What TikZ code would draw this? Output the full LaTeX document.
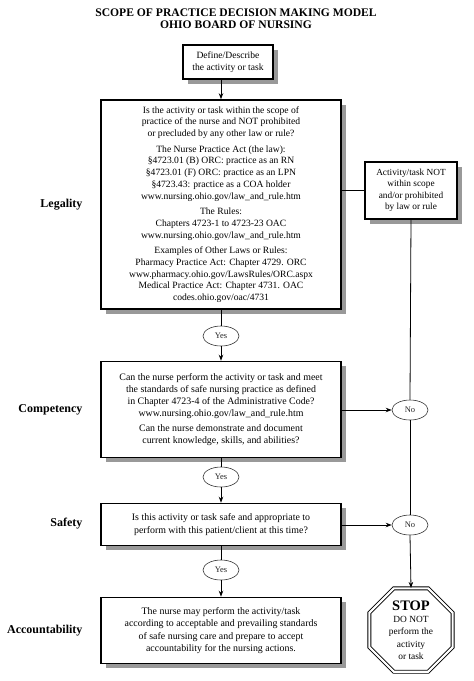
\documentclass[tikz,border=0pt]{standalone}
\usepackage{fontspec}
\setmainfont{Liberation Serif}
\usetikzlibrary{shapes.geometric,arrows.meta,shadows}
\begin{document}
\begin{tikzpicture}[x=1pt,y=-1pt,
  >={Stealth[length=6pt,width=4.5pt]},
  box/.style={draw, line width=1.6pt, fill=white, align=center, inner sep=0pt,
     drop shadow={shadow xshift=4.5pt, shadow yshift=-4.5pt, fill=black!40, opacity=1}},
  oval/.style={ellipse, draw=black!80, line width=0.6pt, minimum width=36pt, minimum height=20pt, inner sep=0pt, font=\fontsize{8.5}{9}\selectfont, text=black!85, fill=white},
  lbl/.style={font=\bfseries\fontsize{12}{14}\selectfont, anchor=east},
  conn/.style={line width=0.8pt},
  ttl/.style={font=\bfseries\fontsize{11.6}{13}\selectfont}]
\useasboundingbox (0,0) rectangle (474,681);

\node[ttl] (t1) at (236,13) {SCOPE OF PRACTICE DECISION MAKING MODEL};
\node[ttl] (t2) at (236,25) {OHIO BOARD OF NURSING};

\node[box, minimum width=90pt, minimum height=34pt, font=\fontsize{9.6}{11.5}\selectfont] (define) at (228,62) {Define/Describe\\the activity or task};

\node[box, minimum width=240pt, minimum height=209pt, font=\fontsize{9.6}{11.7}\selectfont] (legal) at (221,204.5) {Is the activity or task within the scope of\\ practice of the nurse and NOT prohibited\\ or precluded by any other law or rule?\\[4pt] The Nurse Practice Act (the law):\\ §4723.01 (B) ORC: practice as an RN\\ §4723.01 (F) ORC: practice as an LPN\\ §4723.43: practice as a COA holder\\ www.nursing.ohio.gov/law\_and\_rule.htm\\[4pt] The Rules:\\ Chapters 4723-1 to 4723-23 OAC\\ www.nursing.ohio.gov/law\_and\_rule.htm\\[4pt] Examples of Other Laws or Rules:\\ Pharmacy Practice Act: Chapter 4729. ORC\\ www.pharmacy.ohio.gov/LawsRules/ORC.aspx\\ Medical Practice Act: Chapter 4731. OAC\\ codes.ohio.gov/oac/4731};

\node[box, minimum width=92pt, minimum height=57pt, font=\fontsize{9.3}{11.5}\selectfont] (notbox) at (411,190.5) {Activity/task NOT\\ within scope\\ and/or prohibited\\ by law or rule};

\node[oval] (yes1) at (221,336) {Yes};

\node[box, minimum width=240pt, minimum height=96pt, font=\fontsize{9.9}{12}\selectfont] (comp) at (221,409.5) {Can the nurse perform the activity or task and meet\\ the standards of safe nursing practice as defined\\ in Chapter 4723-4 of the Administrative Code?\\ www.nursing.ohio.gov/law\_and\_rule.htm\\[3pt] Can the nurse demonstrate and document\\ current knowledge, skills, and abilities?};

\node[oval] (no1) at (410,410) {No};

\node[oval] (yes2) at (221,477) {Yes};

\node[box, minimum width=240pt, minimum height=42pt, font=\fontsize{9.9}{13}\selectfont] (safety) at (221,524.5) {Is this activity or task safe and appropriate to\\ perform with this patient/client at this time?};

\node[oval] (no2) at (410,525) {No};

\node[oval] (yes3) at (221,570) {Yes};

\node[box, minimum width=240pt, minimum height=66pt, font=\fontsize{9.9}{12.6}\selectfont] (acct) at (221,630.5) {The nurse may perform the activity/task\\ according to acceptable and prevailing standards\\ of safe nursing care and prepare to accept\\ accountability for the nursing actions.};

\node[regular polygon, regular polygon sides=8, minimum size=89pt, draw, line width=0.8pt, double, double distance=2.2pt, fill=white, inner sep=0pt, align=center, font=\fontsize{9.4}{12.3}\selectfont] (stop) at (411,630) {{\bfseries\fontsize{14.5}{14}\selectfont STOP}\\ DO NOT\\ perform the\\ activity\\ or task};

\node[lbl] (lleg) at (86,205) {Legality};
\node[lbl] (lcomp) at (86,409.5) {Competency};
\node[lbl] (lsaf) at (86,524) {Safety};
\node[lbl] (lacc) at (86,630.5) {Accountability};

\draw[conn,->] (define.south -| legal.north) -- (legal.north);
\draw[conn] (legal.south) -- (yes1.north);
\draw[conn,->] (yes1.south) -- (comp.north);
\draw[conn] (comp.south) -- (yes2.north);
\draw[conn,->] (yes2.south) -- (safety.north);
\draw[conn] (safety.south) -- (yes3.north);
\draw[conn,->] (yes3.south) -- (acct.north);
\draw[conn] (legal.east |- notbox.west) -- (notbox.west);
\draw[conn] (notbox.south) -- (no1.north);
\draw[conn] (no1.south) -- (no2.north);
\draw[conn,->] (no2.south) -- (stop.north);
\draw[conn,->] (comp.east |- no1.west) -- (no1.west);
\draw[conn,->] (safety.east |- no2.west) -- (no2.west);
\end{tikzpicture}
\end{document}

============

◆ Stated exercise: Take the data above and repeat it exactly, leaving each picture out.

◆ Complete answer:
What TikZ code would draw this? Output the full LaTeX document.
\documentclass[tikz,border=0pt]{standalone}
\usepackage{fontspec}
\setmainfont{Liberation Serif}
\usetikzlibrary{shapes.geometric,arrows.meta,shadows}
\begin{document}
\begin{tikzpicture}[x=1pt,y=-1pt,
  >={Stealth[length=6pt,width=4.5pt]},
  box/.style={draw, line width=1.6pt, fill=white, align=center, inner sep=0pt,
     drop shadow={shadow xshift=4.5pt, shadow yshift=-4.5pt, fill=black!40, opacity=1}},
  oval/.style={ellipse, draw=black!80, line width=0.6pt, minimum width=36pt, minimum height=20pt, inner sep=0pt, font=\fontsize{8.5}{9}\selectfont, text=black!85, fill=white},
  lbl/.style={font=\bfseries\fontsize{12}{14}\selectfont, anchor=east},
  conn/.style={line width=0.8pt},
  ttl/.style={font=\bfseries\fontsize{11.6}{13}\selectfont}]
\useasboundingbox (0,0) rectangle (474,681);

\node[ttl] (t1) at (236,13) {SCOPE OF PRACTICE DECISION MAKING MODEL};
\node[ttl] (t2) at (236,25) {OHIO BOARD OF NURSING};

\node[box, minimum width=90pt, minimum height=34pt, font=\fontsize{9.6}{11.5}\selectfont] (define) at (228,62) {Define/Describe\\the activity or task};

\node[box, minimum width=240pt, minimum height=209pt, font=\fontsize{9.6}{11.7}\selectfont] (legal) at (221,204.5) {Is the activity or task within the scope of\\ practice of the nurse and NOT prohibited\\ or precluded by any other law or rule?\\[4pt] The Nurse Practice Act (the law):\\ §4723.01 (B) ORC: practice as an RN\\ §4723.01 (F) ORC: practice as an LPN\\ §4723.43: practice as a COA holder\\ www.nursing.ohio.gov/law\_and\_rule.htm\\[4pt] The Rules:\\ Chapters 4723-1 to 4723-23 OAC\\ www.nursing.ohio.gov/law\_and\_rule.htm\\[4pt] Examples of Other Laws or Rules:\\ Pharmacy Practice Act: Chapter 4729. ORC\\ www.pharmacy.ohio.gov/LawsRules/ORC.aspx\\ Medical Practice Act: Chapter 4731. OAC\\ codes.ohio.gov/oac/4731};

\node[box, minimum width=92pt, minimum height=57pt, font=\fontsize{9.3}{11.5}\selectfont] (notbox) at (411,190.5) {Activity/task NOT\\ within scope\\ and/or prohibited\\ by law or rule};

\node[oval] (yes1) at (221,336) {Yes};

\node[box, minimum width=240pt, minimum height=96pt, font=\fontsize{9.9}{12}\selectfont] (comp) at (221,409.5) {Can the nurse perform the activity or task and meet\\ the standards of safe nursing practice as defined\\ in Chapter 4723-4 of the Administrative Code?\\ www.nursing.ohio.gov/law\_and\_rule.htm\\[3pt] Can the nurse demonstrate and document\\ current knowledge, skills, and abilities?};

\node[oval] (no1) at (410,410) {No};

\node[oval] (yes2) at (221,477) {Yes};

\node[box, minimum width=240pt, minimum height=42pt, font=\fontsize{9.9}{13}\selectfont] (safety) at (221,524.5) {Is this activity or task safe and appropriate to\\ perform with this patient/client at this time?};

\node[oval] (no2) at (410,525) {No};

\node[oval] (yes3) at (221,570) {Yes};

\node[box, minimum width=240pt, minimum height=66pt, font=\fontsize{9.9}{12.6}\selectfont] (acct) at (221,630.5) {The nurse may perform the activity/task\\ according to acceptable and prevailing standards\\ of safe nursing care and prepare to accept\\ accountability for the nursing actions.};

\node[regular polygon, regular polygon sides=8, minimum size=89pt, draw, line width=0.8pt, double, double distance=2.2pt, fill=white, inner sep=0pt, align=center, font=\fontsize{9.4}{12.3}\selectfont] (stop) at (411,630) {{\bfseries\fontsize{14.5}{14}\selectfont STOP}\\ DO NOT\\ perform the\\ activity\\ or task};

\node[lbl] (lleg) at (86,205) {Legality};
\node[lbl] (lcomp) at (86,409.5) {Competency};
\node[lbl] (lsaf) at (86,524) {Safety};
\node[lbl] (lacc) at (86,630.5) {Accountability};

\draw[conn,->] (define.south -| legal.north) -- (legal.north);
\draw[conn] (legal.south) -- (yes1.north);
\draw[conn,->] (yes1.south) -- (comp.north);
\draw[conn] (comp.south) -- (yes2.north);
\draw[conn,->] (yes2.south) -- (safety.north);
\draw[conn] (safety.south) -- (yes3.north);
\draw[conn,->] (yes3.south) -- (acct.north);
\draw[conn] (legal.east |- notbox.west) -- (notbox.west);
\draw[conn] (notbox.south) -- (no1.north);
\draw[conn] (no1.south) -- (no2.north);
\draw[conn,->] (no2.south) -- (stop.north);
\draw[conn,->] (comp.east |- no1.west) -- (no1.west);
\draw[conn,->] (safety.east |- no2.west) -- (no2.west);
\end{tikzpicture}
\end{document}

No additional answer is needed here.